Mr Gou visited another temple housing Chinese deity Guan Yu.

Mr Gou's entry in the race further clouds the future of President Tsai, who already faces an uphill climb to win re-election. She faces her own nomination fight in the DPP, where her pro-independence base is pushing for a cleaner break from the mainland.

To shore up support, Ms Tsai has recently cracked down on mainland investments, as well as visitors and other potential sources of political influence.

She has also held a series of events with China hawks in the United States, in which she has sounded the alarm about Communist Party "coercion" and urged greater military support from Washington.

The race comes against the backdrop of increased pressure from Beijing, with President Xi Jinping suggesting earlier this year that mainland China and Taiwan should enter into "in-depth democratic consultations" on unification.

Taiwan and China have been governed separately since Chiang Kai-shek moved his Nationalist government to Taipei during the Chinese civil war. The KMT has controlled the island's government for all but 11 years since the conflict, including decades under martial law.

China cut off official communication with Taiwan after Ms Tsai's DPP ousted the KMT from the presidency and parliamentary majority in 2016, citing her refusal to accept that both sides belong to "one China".

Mr Gou, 68, is Taiwan's third-richest person and the 442nd in the world, according to the Bloomberg Billionaires Index. His resources could help him stand out among a field of potential KMT challengers that includes former New Taipei City Mayor Eric Chu and former legislative Speaker Wang Jin-pyng.

Mr Han Kuo-yu and Dr Ko Wen-je, the outspoken mayors of Kaohsiung and Taipei, respectively, have not ruled out a run.

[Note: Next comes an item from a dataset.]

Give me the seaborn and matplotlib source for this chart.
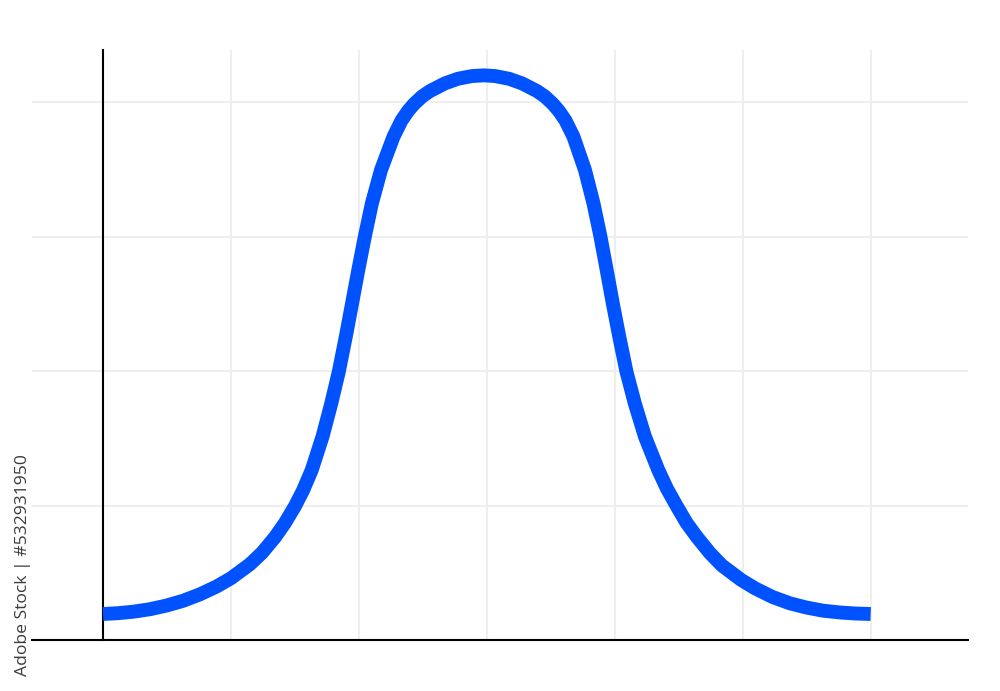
import matplotlib
matplotlib.use("Agg")
import matplotlib.pyplot as plt
import seaborn as sns
import pandas as pd

# curve points (x and y in grid units)
curve_x = [0.0000, 0.1172, 0.2367, 0.3672, 0.4977, 0.6250, 0.7578, 0.8906, 1.0000,
           1.1484, 1.2422, 1.3438, 1.4219, 1.5000, 1.5625, 1.6305, 1.7148, 1.7836,
           1.8422, 1.8969, 1.9461, 1.9945, 2.0453, 2.1008, 2.1719, 2.2695, 2.3320,
           2.3828, 2.4297, 2.4922, 2.5547, 2.6719, 2.7734, 2.8828, 2.9766,
           3.0625, 3.1719, 3.2734, 3.3906, 3.4531, 3.5156, 3.5625, 3.6133, 3.6758,
           3.7656, 3.8320, 3.8867, 3.9352, 3.9828, 4.0336, 4.0898, 4.1547, 4.2344,
           4.3383, 4.4063, 4.4805, 4.5594, 4.6383, 4.7414, 4.8359, 4.9867, 5.0969,
           5.2313, 5.3656, 5.4945, 5.6266, 5.7586, 5.8789, 5.9977]
curve_y = [0.1933, 0.1993, 0.2104, 0.2290, 0.2565, 0.2914, 0.3398, 0.3993, 0.4595,
           0.5636, 0.6483, 0.7643, 0.8706, 0.9955, 1.1115, 1.2632, 1.5115, 1.7599,
           1.9948, 2.2550, 2.5033, 2.7509, 2.9985, 3.2468, 3.4944, 3.7420, 3.8625,
           3.9331, 3.9851, 4.0409, 4.0818, 4.1390, 4.1732, 4.1933, 4.1985,
           4.1933, 4.1732, 4.1390, 4.0818, 4.0409, 3.9851, 3.9331, 3.8625, 3.7420,
           3.4944, 3.2468, 2.9985, 2.7509, 2.5033, 2.2550, 1.9948, 1.7599, 1.5115,
           1.2639, 1.1249, 0.9985, 0.8706, 0.7680, 0.6468, 0.5539, 0.4461, 0.3829,
           0.3197, 0.2729, 0.2416, 0.2178, 0.2045, 0.1970, 0.1933]

x_grid = [1, 2, 3, 4, 5, 6]
y_grid = [1, 2, 3, 4]

watermark = "Adobe Stock | #532931950"

df = pd.DataFrame({"x": curve_x, "y": curve_y})

sns.set_style("white")
plt.rcParams["font.family"] = ["Open Sans", "DejaVu Sans"]

fig = plt.figure(figsize=(10, 6.91), dpi=100)
ax = fig.add_axes([0.032, 51 / 691, 0.936, 590 / 691])

sns.lineplot(data=df, x="x", y="y", ax=ax, color="#0052FF", linewidth=10,
             solid_capstyle="butt", solid_joinstyle="round", zorder=3)

ax.set_xlim(-0.5547, 6.758)
ax.set_ylim(0, 4.387)
ax.set_xticks(x_grid)
ax.set_yticks(y_grid)
ax.set_xticklabels([])
ax.set_yticklabels([])
ax.tick_params(length=0)
ax.set_xlabel("")
ax.set_ylabel("")
ax.grid(True, color="#EEEEEE", linewidth=1.5, zorder=0)
ax.set_axisbelow(True)

for side in ["top", "right"]:
    ax.spines[side].set_visible(False)
ax.spines["left"].set_position(("data", 0))
ax.spines["left"].set_color("black")
ax.spines["left"].set_linewidth(1.5)
ax.spines["bottom"].set_color("black")
ax.spines["bottom"].set_linewidth(1.5)

fig.text(0.023, 1 - 565 / 691, watermark, rotation=90, ha="center", va="center",
         fontsize=12.6, color="#3C3C3C")

fig.savefig("out.png", dpi=100, facecolor="white")
plt.close(fig)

Mr Gou has amassed a personal fortune of about US$4.4 billion (S$5.9 billion) building consumer electronics on which other companies can slap their brand, including Apple and Sony. Foxconn Technology Group - the main assembler of iPhones - was among the first Taiwanese companies to build factories in China to tap lower wages and land costs.

Mr Gou has no clear successor, and the announcement raises questions about how the company will be run. Reuters reported on Monday that he plans to step down as chairman of Foxconn "in the coming months".

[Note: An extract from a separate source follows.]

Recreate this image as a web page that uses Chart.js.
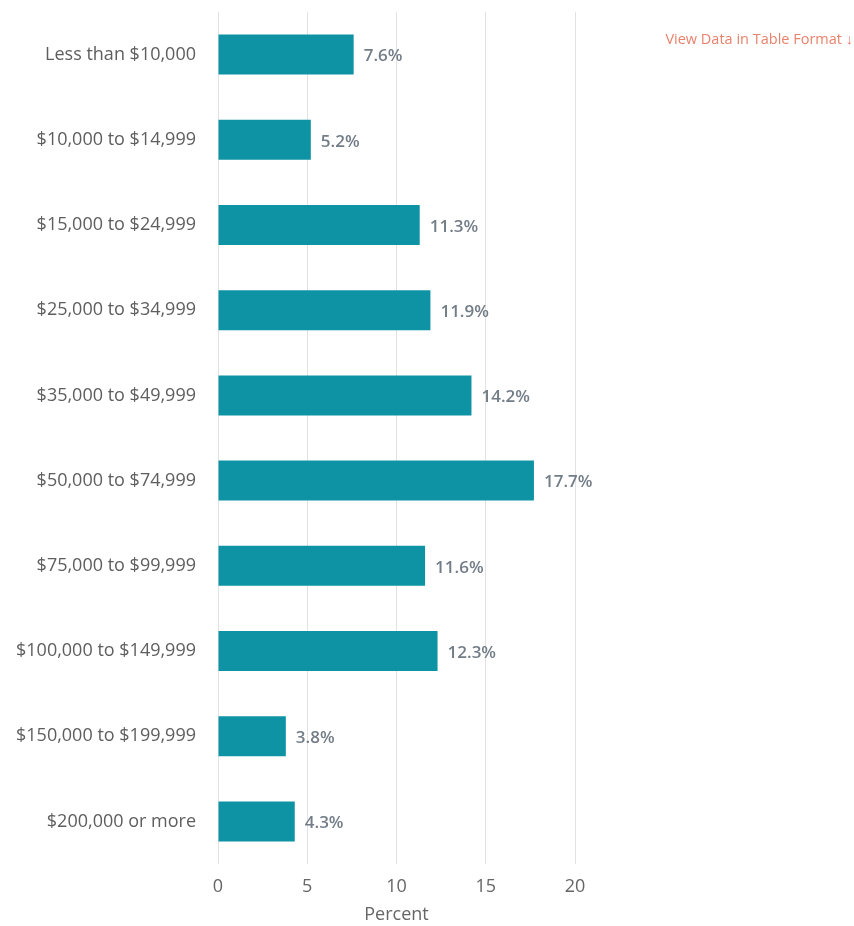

Mr Louis Woo, his special assistant, later told Bloomberg that while Mr Gou would be stepping back from operations and focusing on strategy, he did not plan to relinquish his chairmanship.

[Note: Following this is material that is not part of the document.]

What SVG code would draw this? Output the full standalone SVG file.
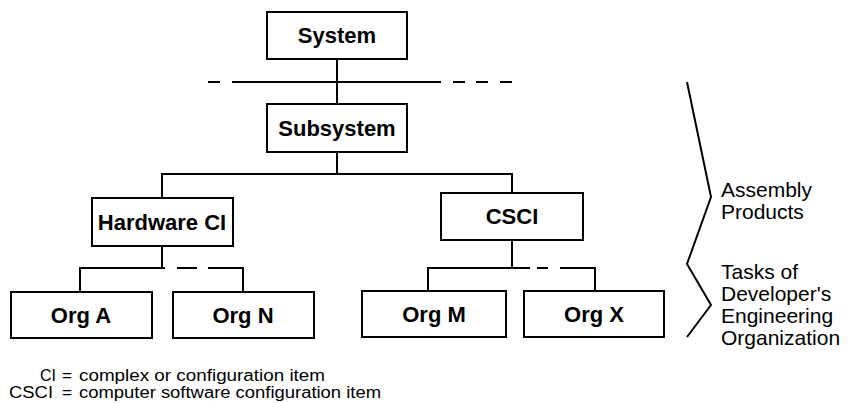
<svg xmlns="http://www.w3.org/2000/svg" width="852" height="403" viewBox="0 0 852 403">
<style>
.box{fill:#fff;stroke:#000;stroke-width:2}
.lbl{font-family:"Liberation Sans",Arial,sans-serif;font-weight:bold;font-size:22px;text-anchor:middle;fill:#000}
.ln{stroke:#000;stroke-width:2;fill:none}
.side{font-family:"Liberation Sans",Arial,sans-serif;font-size:21px;fill:#000}
.leg{font-family:"Liberation Sans",Arial,sans-serif;font-size:16px;fill:#000}
</style>
<rect width="852" height="403" fill="#fff"/>
<g id="connectors">
<line class="ln" x1="337" y1="59" x2="337" y2="104"/>
<line class="ln" x1="208" y1="82" x2="220" y2="82"/>
<line class="ln" x1="232" y1="82" x2="441" y2="82"/>
<line class="ln" x1="453" y1="82" x2="465" y2="82"/>
<line class="ln" x1="476" y1="82" x2="488" y2="82"/>
<line class="ln" x1="500" y1="82" x2="512" y2="82"/>
<polyline class="ln" points="162,198 162,174 512,174 512,193"/>
<line class="ln" x1="337" y1="152" x2="337" y2="174"/>
<line class="ln" x1="162" y1="246" x2="162" y2="268"/>
<polyline class="ln" points="80,292 80,268 165,268"/>
<line class="ln" x1="177" y1="268" x2="197" y2="268"/>
<polyline class="ln" points="208,268 243,268 243,292"/>
<line class="ln" x1="512" y1="240" x2="512" y2="268"/>
<polyline class="ln" points="428,291 428,268 530,268"/>
<line class="ln" x1="537" y1="268" x2="548" y2="268"/>
<polyline class="ln" points="560,268 595,268 595,291"/>
<polyline class="ln" points="687,82 711,197 687,264 711,305 687,337"/>
</g>
<g id="system"><rect class="box" x="267" y="12" width="140" height="47"/><text class="lbl" x="337" y="43">System</text></g>
<g id="subsystem"><rect class="box" x="267" y="104" width="140" height="48"/><text class="lbl" x="337" y="136">Subsystem</text></g>
<g id="hardware-ci"><rect class="box" x="92" y="198" width="141" height="48"/><text class="lbl" x="162" y="230">Hardware CI</text></g>
<g id="csci"><rect class="box" x="441" y="193" width="142" height="47"/><text class="lbl" x="512" y="224">CSCI</text></g>
<g id="org-a"><rect class="box" x="11" y="292" width="141" height="46"/><text class="lbl" x="81" y="323">Org A</text></g>
<g id="org-n"><rect class="box" x="173" y="292" width="141" height="46"/><text class="lbl" x="243" y="323">Org N</text></g>
<g id="org-m"><rect class="box" x="362" y="291" width="144" height="46"/><text class="lbl" x="434" y="322">Org M</text></g>
<g id="org-x"><rect class="box" x="524" y="291" width="140" height="46"/><text class="lbl" x="594" y="322">Org X</text></g>
<g id="side-labels">
<text class="side" x="721" y="197">Assembly</text>
<text class="side" x="721" y="219">Products</text>
<text class="side" x="721" y="279">Tasks of</text>
<text class="side" x="721" y="301">Developer's</text>
<text class="side" x="721" y="323">Engineering</text>
<text class="side" x="721" y="345">Organization</text>
</g>
<g id="legend">
<text class="leg" x="40" y="381" textLength="16" lengthAdjust="spacingAndGlyphs">CI</text>
<text class="leg" x="62" y="381" textLength="10" lengthAdjust="spacingAndGlyphs">=</text>
<text class="leg" x="79" y="381" textLength="246" lengthAdjust="spacingAndGlyphs">complex or configuration item</text>
<text class="leg" x="9" y="398" textLength="44" lengthAdjust="spacingAndGlyphs">CSCI</text>
<text class="leg" x="62" y="398" textLength="10" lengthAdjust="spacingAndGlyphs">=</text>
<text class="leg" x="79" y="398" textLength="302" lengthAdjust="spacingAndGlyphs">computer software configuration item</text>
</g>
</svg>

Wednesday's Mazu temple visit, in which Mr Gou spoke the Taiwanese language, also demonstrated his retail political skill. The emphasis on local cultural and spiritual traditions may help counter criticism that he is too sympathetic to Beijing, where the officially atheistic Communist Party plays down religion and promotes Mandarin.

Mr Gou is known to be religious, and Foxconn factories all over the world have totems of Tu Di Gong, the Chinese god of local land. At the Guan Yu temple on Wednesday, he said he was waiting for the gods to conduct polls on whether he should run.

The sea goddess Mazu is believed to protect fishermen and sailors and is worshiped by Taoists and Buddhists. Temples to the deity can be found throughout East Asia, including China, Taiwan, Singapore and Vietnam.

"Mazu said the economy would improve following peace and prosperity," Mr Gou said, adding that he believed the goddess had long supported his business success.

Mr Gou's wealth and fame could bring attention to his campaign, but they could also present liabilities.

He has faced criticism in Taiwan as one of the first outside executives to exploit cheaper wages and land costs on the mainland. And the success of Foxconn's Zhengzhou facility in central China, which pushes out more than 100 million iPhones each year year, has been marred by controversy, as employee suicides led to scrutiny of working conditions.

Mr Gou was also at the centre of a plant project that could be a potential source of Democratic attacks against US President Donald Trump as he faces re-election. Mr Trump and Mr Gou once touted Foxconn's investment in a US$10 billion factory in the swing state of Wisconsin as proof that manufacturing jobs were returning to America. But Foxconn has shifted the facility's focus to research, slashing the number of blue-collar positions available.